HARARE — At dusk one recent day in the Zimbabwean capital, high school students clad in judo garb were busy engaging in pushups and other exercises on tatami.
When Hosui Sasaki entered the dojo, the atmosphere quickly grew tense. The students shouted “sensei” (teacher) in unison as they approached Sasaki and bowed their heads deeply.
A tall student bowed his head while making eye contact with Sasaki. “Don’t look at another person’s eyes and bow to the other by looking down,” Sasaki advised. “A bow is very important.”
The 64-year-old has lived in Harare for more than 30 years, teaching judo to high school students and adults twice a week. He always tells his students: “Never put up a fight in other places. Fight on the tatami mats.”
“When the sensei came here three years ago for the first time, I was surprised by his toughness, but later I knew why. Unless you are tough on yourself, you cannot become strong,” said Clinton, one of Sasaki’s 16-year-old disciples.
Born in Kumamoto Prefecture, Sasaki took up judo in junior high, where half the students in his school were in the judo club. After graduating from a university in Kyoto, he joined the Kyoto Prefectural Police and frequently spent his time practicing the sport.
This was in the 1960s when the student movement was at its height. Sasaki was often mobilized as a riot police officer for demonstrations and was nearly hit by a firebomb more than once.
A turning point in his life came in 1972 when he had a chance to teach judo to police officers in Zambia as a Japanese Overseas Cooperation Volunteer. The three years he spent in the country changed his life, he said.
Sasaki returned to the Kyoto force but was no longer comfortable being a police officer.
He quit in 1976 and moved to what was then Rhodesia to teach judo. The country was ruled by a white-minority government but was about to gain independence from Britain.
Sasaki chose the country because he wanted to see an African nation gain independence. He also hoped judo would become popular once the country achieved independence, and that there would be more judo competitions involving other countries.
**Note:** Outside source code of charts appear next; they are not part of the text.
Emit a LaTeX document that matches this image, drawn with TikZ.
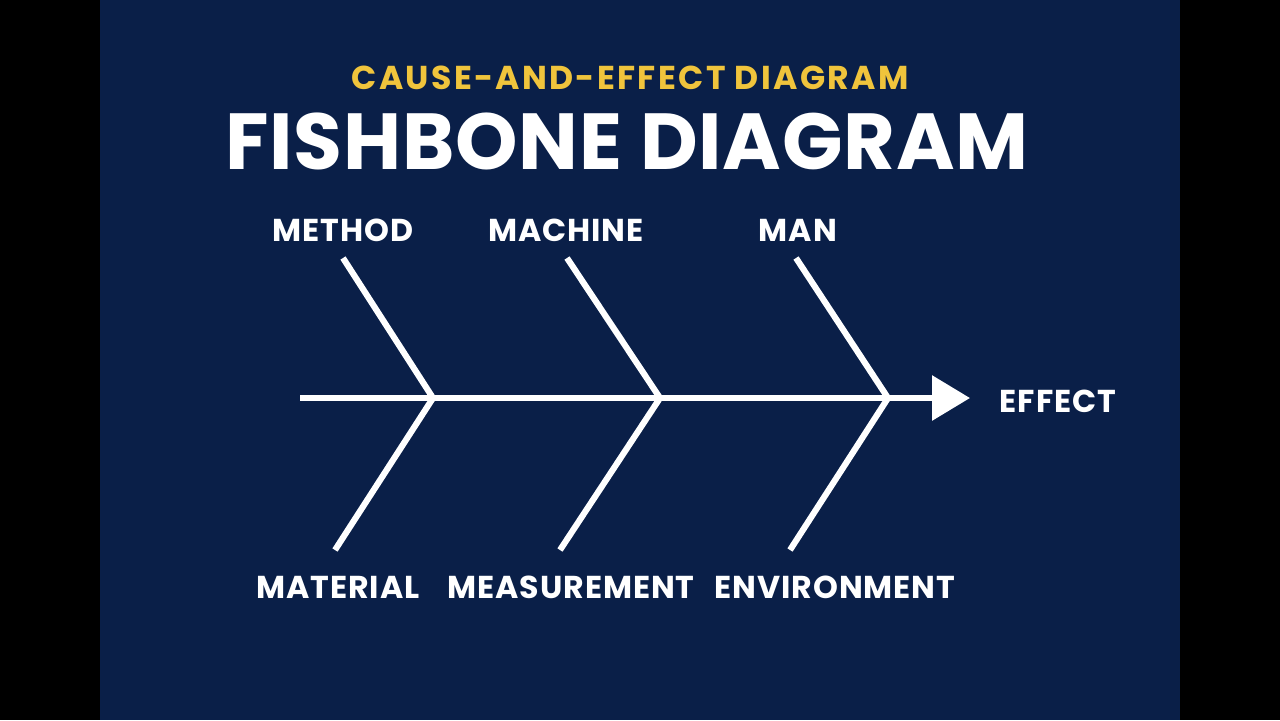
\documentclass[tikz,border=0pt]{standalone}
\usepackage{fontspec}
\setmainfont{Poppins}
\usetikzlibrary{arrows.meta}
\definecolor{navy}{RGB}{10,31,72}
\definecolor{gold}{RGB}{240,196,60}
\tikzset{
  bone/.style={draw=white,line width=1.75pt},
  lbl/.style={text=white,font=\bfseries\fontsize{9pt}{10pt}\selectfont\addfontfeatures{LetterSpace=3},inner sep=0pt}
}
\begin{document}
\begin{tikzpicture}[x=0.01cm,y=-0.01cm]
\fill[black] (0,0) rectangle (1280,720);
\fill[navy] (100,0) rectangle (1180,720);
\useasboundingbox (0,0) rectangle (1280,720);
\node[text=gold,font=\bfseries\fontsize{9.4pt}{11pt}\selectfont\addfontfeatures{LetterSpace=7},inner sep=0pt] (sub) at (630,78) {CAUSE-AND-EFFECT DIAGRAM};
\node[text=white,font=\bfseries\fontsize{22.6pt}{26pt}\selectfont\addfontfeatures{LetterSpace=1},inner sep=0pt] (title) at (627,141) {FISHBONE DIAGRAM};
\coordinate (tail) at (300,398);
\coordinate (j1) at (433,398);
\coordinate (j2) at (660,398);
\coordinate (j3) at (888,398);
\coordinate (head) at (970,398);
\draw[bone,-{Triangle[length=0.38cm,width=0.44cm]}] (tail) -- (head);
\coordinate (t1) at (343,258); \coordinate (t2) at (567,258); \coordinate (t3) at (796,258);
\coordinate (b1) at (335,550); \coordinate (b2) at (560,550); \coordinate (b3) at (790,550);
\draw[bone] (t1) -- (j1) -- (b1);
\draw[bone] (t2) -- (j2) -- (b2);
\draw[bone] (t3) -- (j3) -- (b3);
\node[lbl] (method) at (343,230) {METHOD};
\node[lbl] (machine) at (566,230) {MACHINE};
\node[lbl] (man) at (798,230) {MAN};
\node[lbl] (material) at (338,587) {MATERIAL};
\node[lbl] (measure) at (571,587) {MEASUREMENT};
\node[lbl] (env) at (835,587) {ENVIRONMENT};
\node[lbl] (effect) at (1058,401) {EFFECT};
\end{tikzpicture}
\end{document}
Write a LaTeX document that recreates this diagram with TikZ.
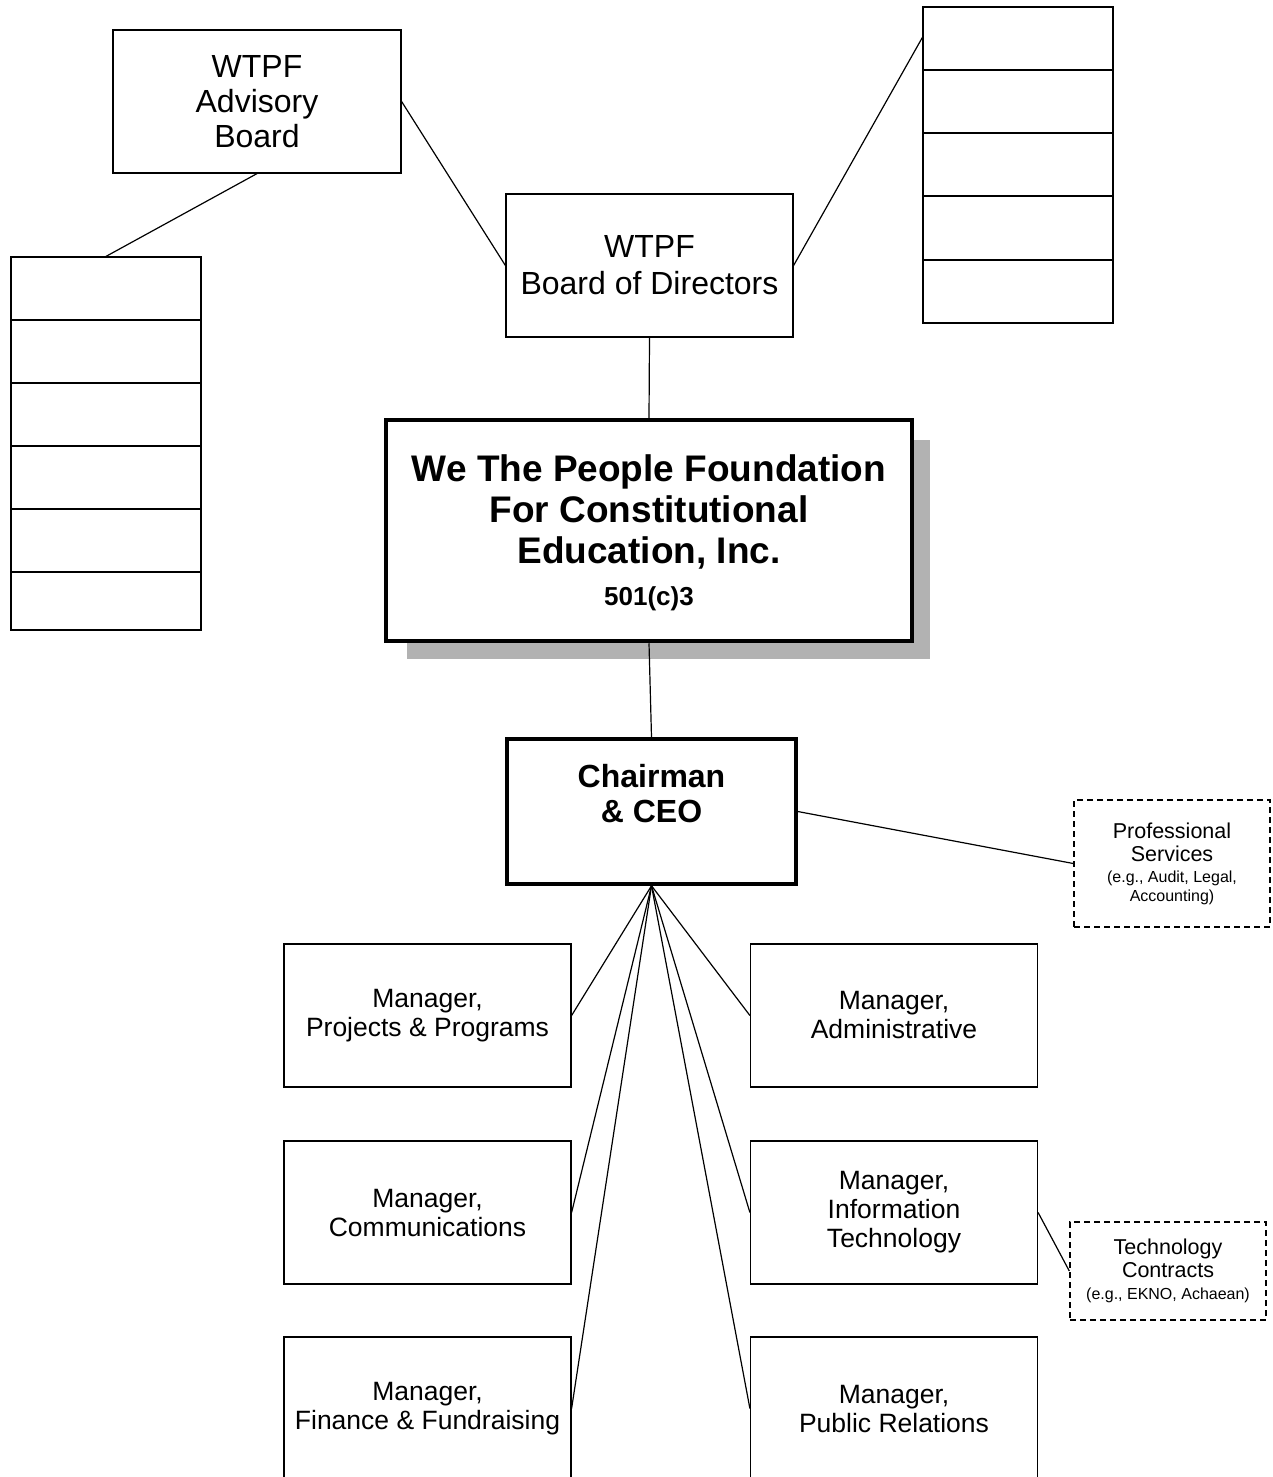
\documentclass[tikz,border=0pt]{standalone}
\usepackage{fontspec}
\setmainfont{Liberation Sans}
\usetikzlibrary{calc}
\newcommand{\fsz}[2]{\fontsize{#1}{#2}\selectfont}
\tikzset{
  x=1pt, y=-1pt,
  box/.style={draw, line width=1.2pt, inner sep=0pt, align=center, fill=white},
  dbox/.style={box, dashed, dash pattern=on 6pt off 4pt, line width=1.4pt},
  conn/.style={line width=1.2pt},
  cell/.style={draw, line width=1.2pt},
}
\begin{document}
\begin{tikzpicture}
\clip (0,0) rectangle (1273,1477);
\fill[white] (0,0) rectangle (1273,1477);

% Advisory board
\node[box, minimum width=288pt, minimum height=143pt, font=\fsz{32}{35}] (adv) at (257,101.5) {WTPF\\Advisory\\Board};

% Left stack
\node[box, minimum width=190pt, minimum height=373pt] (lstack) at (106,443.5) {};
\foreach \yy in {320,383,446,509,572} \draw[cell] (11,\yy) -- (201,\yy);

% Board of directors
\node[box, minimum width=287pt, minimum height=143pt, font=\fsz{32}{37}] (bod) at (649.5,265.5) {WTPF\\Board of Directors};

% Right stack
\node[box, minimum width=190pt, minimum height=316pt] (rstack) at (1018,165) {};
\foreach \yy in {70,133,196,260} \draw[cell] (923,\yy) -- (1113,\yy);
\coordinate (rhit) at ($(rstack.north west)+(0,31)$);

% Main foundation box with shadow
\fill[black!30] (407,440) rectangle (930,659);
\node[box, line width=4.5pt, minimum width=526pt, minimum height=221pt] (main) at (649,530.5) {};
\node[align=center, font=\bfseries\fsz{37}{41}] (maintext) at (649,512) {We The People Foundation\\For Constitutional\\Education, Inc.};
\node[font=\bfseries\fsz{26}{28}] (mainsub) at (649,599) {501(c)3};

% Chairman
\node[box, line width=3.5pt, minimum width=289pt, minimum height=145pt] (chair) at (651.5,811.5) {};
\node[align=center, font=\bfseries\fsz{32}{35}] (chairtext) at (651.5,793.5) {Chairman\\\&\ CEO};

% Professional services
\node[dbox, minimum width=196pt, minimum height=127pt, font=\fsz{21.5}{23}] (prof) at (1172,863.5)
  {Professional\\Services\\[-2pt]{\fsz{16}{19}(e.g., Audit, Legal,}\\[-4pt]{\fsz{16}{19}Accounting)}};

% Managers
\tikzset{mgr/.style={box, minimum width=287pt, minimum height=143pt, font=\fsz{26.5}{29}}}
\node[mgr] (m1) at (427.5,1015.5) {Manager,\\Projects \& Programs};
\node[mgr] (m2) at (427.5,1212.5) {Manager,\\Communications};
\node[mgr] (m3) at (427.5,1408.5) {Manager,\\Finance \& Fundraising};
\node[mgr] (m4) at (894,1015.5) {Manager,\\Administrative};
\node[mgr] (m5) at (894,1212.5) {Manager,\\Information\\Technology};
\node[mgr] (m6) at (894,1408.5) {Manager,\\Public Relations};

% Technology contracts
\node[dbox, minimum width=196pt, minimum height=98pt, font=\fsz{21.5}{23}] (tech) at (1168,1271)
  {Technology\\Contracts\\[-1pt]{\fsz{16}{19}(e.g., EKNO, Achaean)}};

% Connectors
\draw[conn] (adv.south) -- (lstack.north);
\draw[conn] (adv.east) -- (bod.west);
\draw[conn] (bod.east) -- (rhit);
\draw[conn] (bod.south) -- (main.north);
\draw[conn] (main.south) -- (chair.north);
\draw[conn] (chair.east) -- (prof.west);
\foreach \m in {m1,m2,m3} \draw[conn] (chair.south) -- (\m.east);
\foreach \m in {m4,m5,m6} \draw[conn] (chair.south) -- (\m.west);
\draw[conn] (m5.east) -- (tech.west);
\end{tikzpicture}
\end{document}
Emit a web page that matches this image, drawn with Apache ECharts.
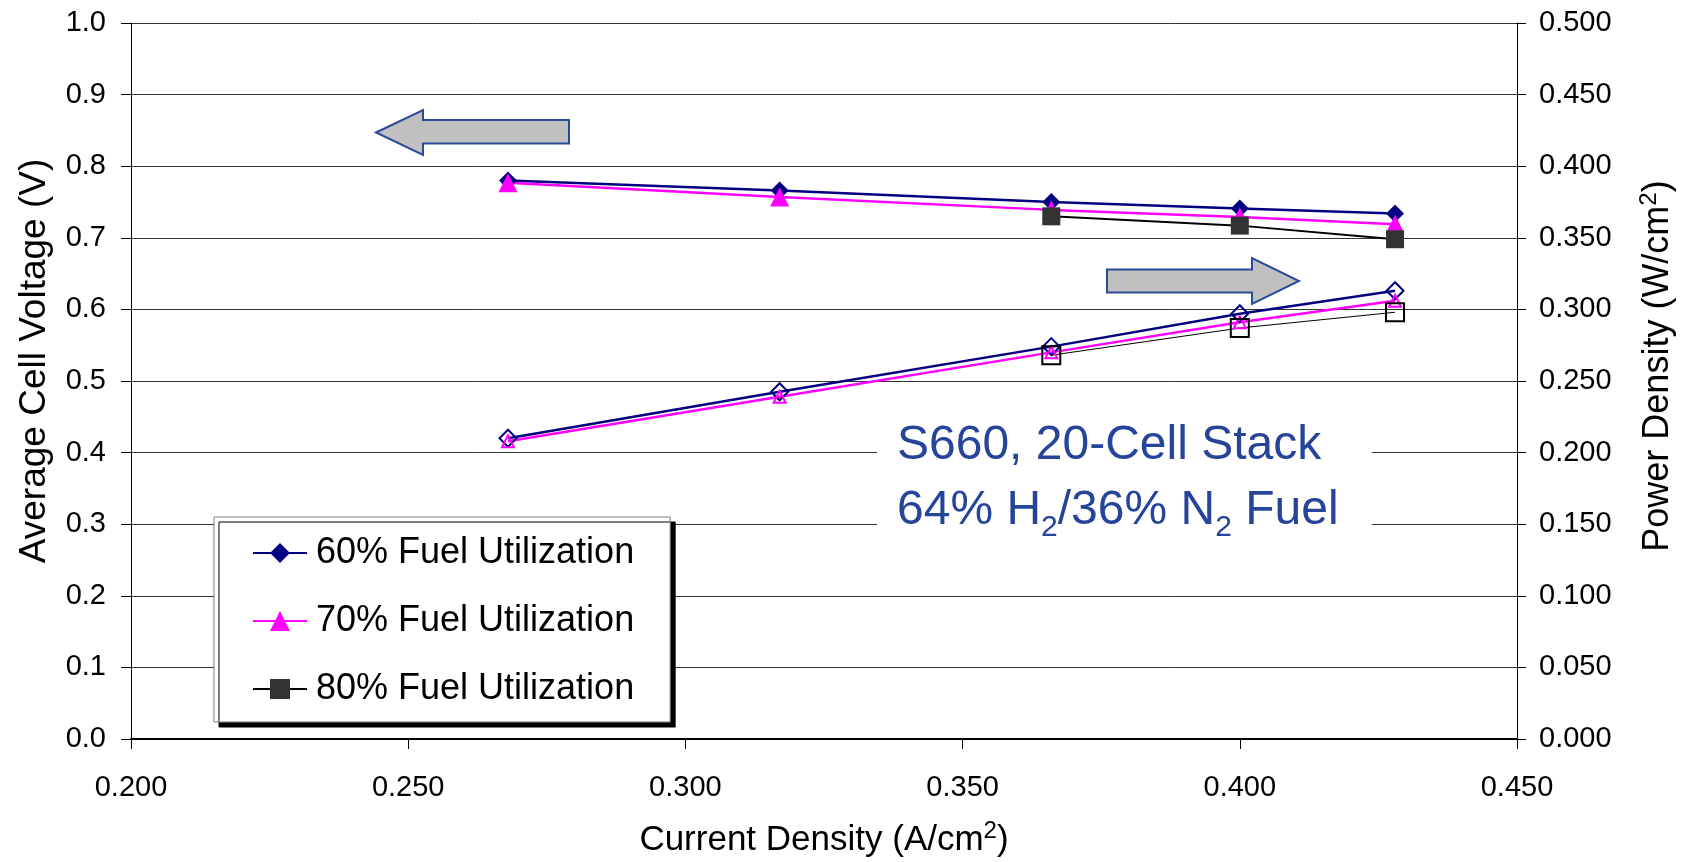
<!DOCTYPE html>
<html>
<head>
<meta charset="utf-8">
<script src="https://cdn.jsdelivr.net/npm/echarts@6/dist/echarts.min.js"></script>
<style>
html,body{margin:0;padding:0;background:#fff;}
#chart{width:1684px;height:862px;}
</style>
</head>
<body>
<div id="chart"></div>
<script>
// ---- data ----
var currentDensity = [0.268, 0.317, 0.366, 0.400, 0.428];
var currentDensity80 = [0.366, 0.400, 0.428];
var voltage60 = [0.780, 0.766, 0.750, 0.741, 0.734];
var voltage70 = [0.777, 0.757, 0.739, 0.729, 0.719];
var voltage80 = [0.730, 0.717, 0.698];
var power60 = [0.210, 0.2425, 0.274, 0.297, 0.313];
var power70 = [0.208, 0.239, 0.270, 0.291, 0.306];
var power80 = [0.268, 0.287, 0.298];
var seriesNames = ['60% Fuel Utilization', '70% Fuel Utilization', '80% Fuel Utilization'];
var xTicks = {min: 0.2, max: 0.45, step: 0.05};
var yLeftTicks = {min: 0, max: 1.0, step: 0.1};
var yRightTicks = {min: 0, max: 0.5, step: 0.05};

function pairs(xs, ys) { return xs.map(function (x, i) { return [x, ys[i]]; }); }

var FONT = '"Liberation Sans", Arial, sans-serif';
var chart = echarts.init(document.getElementById('chart'), null, {renderer: 'canvas'});

var option = {
  animation: false,
  backgroundColor: '#fff',
  grid: {left: 131, right: 167, top: 23, bottom: 123, outerBoundsMode: 'none'},
  legend: {
    data: seriesNames,
    orient: 'vertical',
    left: 214, top: 517,
    padding: [18, 36, 15, 38],
    itemWidth: 54, itemHeight: 25, itemGap: 32,
    selectedMode: false,
    backgroundColor: '#fff',
    borderColor: '#808080', borderWidth: 1,
    shadowColor: '#000', shadowBlur: 0, shadowOffsetX: 5, shadowOffsetY: 5,
    textStyle: {fontSize: 36, lineHeight: 36, color: '#000', fontFamily: FONT, padding: [0, 0, 0, 4]}
  },
  xAxis: {
    type: 'value', min: xTicks.min, max: xTicks.max, interval: xTicks.step,
    name: '{n|Current Density (A/cm}{sup|2}{n|)}', nameLocation: 'middle', nameGap: 80,
    nameTextStyle: {fontSize: 35, color: '#000', fontFamily: FONT,
      rich: {
        n: {fontSize: 35, lineHeight: 42, fontFamily: FONT, color: '#000'},
        sup: {fontSize: 24, lineHeight: 24, verticalAlign: 'top', fontFamily: FONT, color: '#000'}
      }},
    axisLine: {onZero: false, lineStyle: {color: '#000', width: 2}},
    axisTick: {show: true, inside: false, length: 10, lineStyle: {color: '#000', width: 1}},
    axisLabel: {fontSize: 29, color: '#000', fontFamily: FONT, margin: 34,
      formatter: function (v) { return v.toFixed(3); }},
    splitLine: {show: false}
  },
  yAxis: [{
    type: 'value', position: 'left', min: yLeftTicks.min, max: yLeftTicks.max, interval: yLeftTicks.step,
    name: 'Average Cell Voltage (V)', nameLocation: 'middle', nameGap: 78, nameRotate: 90,
    nameTextStyle: {fontSize: 37, color: '#000', fontFamily: FONT, padding: [0, 0, 0, 40]},
    axisLine: {show: true, lineStyle: {color: '#000', width: 1}},
    axisTick: {show: true, inside: false, length: 10, lineStyle: {color: '#000'}},
    axisLabel: {fontSize: 29, color: '#000', fontFamily: FONT, margin: 25,
      formatter: function (v) { return v.toFixed(1); }},
    splitLine: {show: true, lineStyle: {color: '#333', width: 1}}
  }, {
    type: 'value', position: 'right', min: yRightTicks.min, max: yRightTicks.max, interval: yRightTicks.step,
    name: '{n|Power Density (W/cm}{sup|2}{n|)}', nameLocation: 'middle', nameGap: 120, nameRotate: 90,
    nameTextStyle: {fontSize: 36, color: '#000', fontFamily: FONT, padding: [0, 0, 0, 30],
      rich: {
        n: {fontSize: 36, lineHeight: 42, fontFamily: FONT, color: '#000'},
        sup: {fontSize: 24, lineHeight: 24, verticalAlign: 'top', fontFamily: FONT, color: '#000'}
      }},
    axisLine: {show: true, lineStyle: {color: '#000', width: 1}},
    axisTick: {show: true, inside: false, length: 9, lineStyle: {color: '#000'}},
    axisLabel: {fontSize: 29, color: '#000', fontFamily: FONT, margin: 22,
      formatter: function (v) { return v.toFixed(3); }},
    splitLine: {show: false}
  }],
  series: [
    {name: seriesNames[0], type: 'line', yAxisIndex: 0, data: pairs(currentDensity, voltage60),
     symbol: 'diamond', symbolSize: 18,
     itemStyle: {color: '#000080'}, lineStyle: {color: '#000080', width: 2.5}},
    {name: seriesNames[1], type: 'line', yAxisIndex: 0, data: pairs(currentDensity, voltage70),
     symbol: 'triangle', symbolSize: 19,
     itemStyle: {color: '#FF00FF'}, lineStyle: {color: '#FF00FF', width: 2.5}},
    {name: seriesNames[2], type: 'line', yAxisIndex: 0, data: pairs(currentDensity80, voltage80),
     symbol: 'rect', symbolSize: 18,
     itemStyle: {color: '#333333'}, lineStyle: {color: '#000', width: 2}},
    {name: 'P60', type: 'line', yAxisIndex: 1, data: pairs(currentDensity, power60),
     symbol: 'diamond', symbolSize: 17,
     itemStyle: {color: 'rgba(255,255,255,0)', borderColor: '#000080', borderWidth: 2},
     lineStyle: {color: '#000080', width: 2.5}},
    {name: 'P70', type: 'line', yAxisIndex: 1, data: pairs(currentDensity, power70),
     symbol: 'triangle', symbolSize: 12,
     itemStyle: {color: 'rgba(255,255,255,0)', borderColor: '#FF00FF', borderWidth: 2},
     lineStyle: {color: '#FF00FF', width: 2.5}},
    {name: 'P80', type: 'line', yAxisIndex: 1, data: pairs(currentDensity80, power80),
     symbol: 'rect', symbolSize: 18,
     itemStyle: {color: 'rgba(255,255,255,0)', borderColor: '#000', borderWidth: 2},
     lineStyle: {color: '#000', width: 1}}
  ],
  graphic: [
    {type: 'polygon', z: 100,
     shape: {points: [[376, 132.5], [423, 110], [423, 120], [569, 120], [569, 143.5], [423, 143.5], [423, 155]]},
     style: {fill: '#C0C0C0', stroke: '#2A4A9A', lineWidth: 2}},
    {type: 'polygon', z: 100,
     shape: {points: [[1107, 269.5], [1252, 269.5], [1252, 258], [1299, 281], [1252, 304], [1252, 292.5], [1107, 292.5]]},
     style: {fill: '#C0C0C0', stroke: '#2A4A9A', lineWidth: 2}},
    {type: 'text', z: 100, x: 877, y: 403,
     style: {
       text: '{m|S660, 20-Cell Stack}\n{m|64% H}{s|2}{m|/36% N}{s|2}{m| Fuel}',
       fill: '#25449A',
       backgroundColor: '#fff',
       padding: [10, 20, 10, 20],
       width: 455,
       rich: {
         m: {fontSize: 48, lineHeight: 65, fontFamily: FONT, fill: '#25449A'},
         s: {fontSize: 30, lineHeight: 28, verticalAlign: 'bottom', fontFamily: FONT, fill: '#25449A'}
       }
     }}
  ]
};
chart.setOption(option);
</script>
</body>
</html>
The judo master has enjoyed his life in the mild climate, but life in Harare is getting harder day by day.
The first 10 years after the 1980 independence, the country’s economy was healthy. But it has deteriorated, especially since 2000. Agriculture has collapsed with the government’s forcible expropriations of white-owned farms, and people have to cope with hyperinflation and chronic shortages of goods.
Partly due to European and U.S. sanctions imposed in response to the expropriations and other measures, the country’s foreign currency reserves dwindled as agricultural production nosedived. The annualized inflation rate last July stood at 231 million percent. The shelves in supermarkets in Harare are almost empty. Salt, oil and other daily necessities are only available on the black market.
For Sasaki, who remembers postwar austerity in Japan, his judo students in Zimbabwe remind him of his childhood.
“I want the high school students to aspire to improve themselves through judo,” he said.